Does chilling the dough really make a difference?
Yes, chilling the dough is essential for preventing the cookies from spreading too much and allows the flavors to meld together. Chilling also allows the gluten to relax, resulting in a more tender cookie.
How long should I chill the dough for?
Ideally, you should chill the dough for at least 30 minutes. However, chilling it for longer (up to 24 hours) can further improve the flavor and texture.
What is the difference between baking soda and baking powder?
Baking soda is a base that requires an acidic ingredient to activate, while baking powder contains both an acid and a base. Baking powder provides a more consistent rise.
How do I know if my baking soda is still good?
To test the freshness of your baking soda, mix a teaspoon of baking soda with a tablespoon of vinegar.
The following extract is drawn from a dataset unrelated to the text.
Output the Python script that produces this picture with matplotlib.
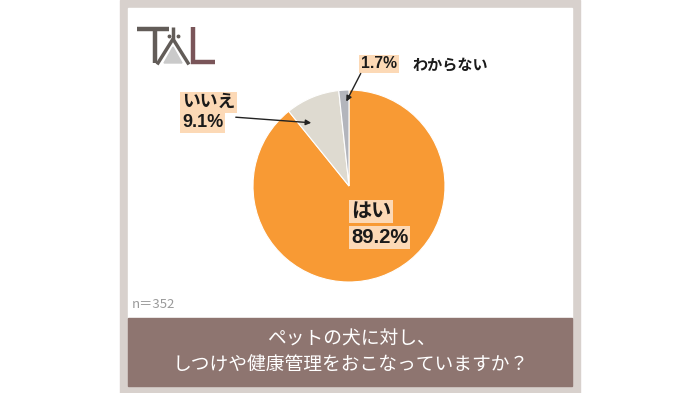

If it fizzes vigorously, it’s still good to use.
Can I substitute brown sugar for white sugar?
Yes, substituting brown sugar for white sugar can result in a softer, chewier cookie. Brown sugar contains molasses, which adds moisture and a distinct flavor.
What type of chocolate chips should I use?
The type of chocolate chips is a matter of personal preference. Semi-sweet chocolate chips are a classic choice, but you can also use milk chocolate, dark chocolate, or even white chocolate chips.
How do I prevent my cookies from burning on the bottom?
To prevent your cookies from burning on the bottom, try using a silicone baking mat or parchment paper. You can also try placing a baking sheet on the rack below the cookies to deflect some of the heat.
How long will chocolate chip cookies stay fresh?
Chocolate chip cookies will stay fresh for up to 3-4 days when stored in an airtight container at room temperature. They may become slightly stale over time, but can still be enjoyed.
Can I freeze chocolate chip cookie dough?
Yes, you can freeze chocolate chip cookie dough for up to 2-3 months. Portion the dough into individual cookies before freezing and then bake directly from frozen, adding a few extra minutes to the baking time. This is a great way to ensure you always have freshly baked cookies on hand.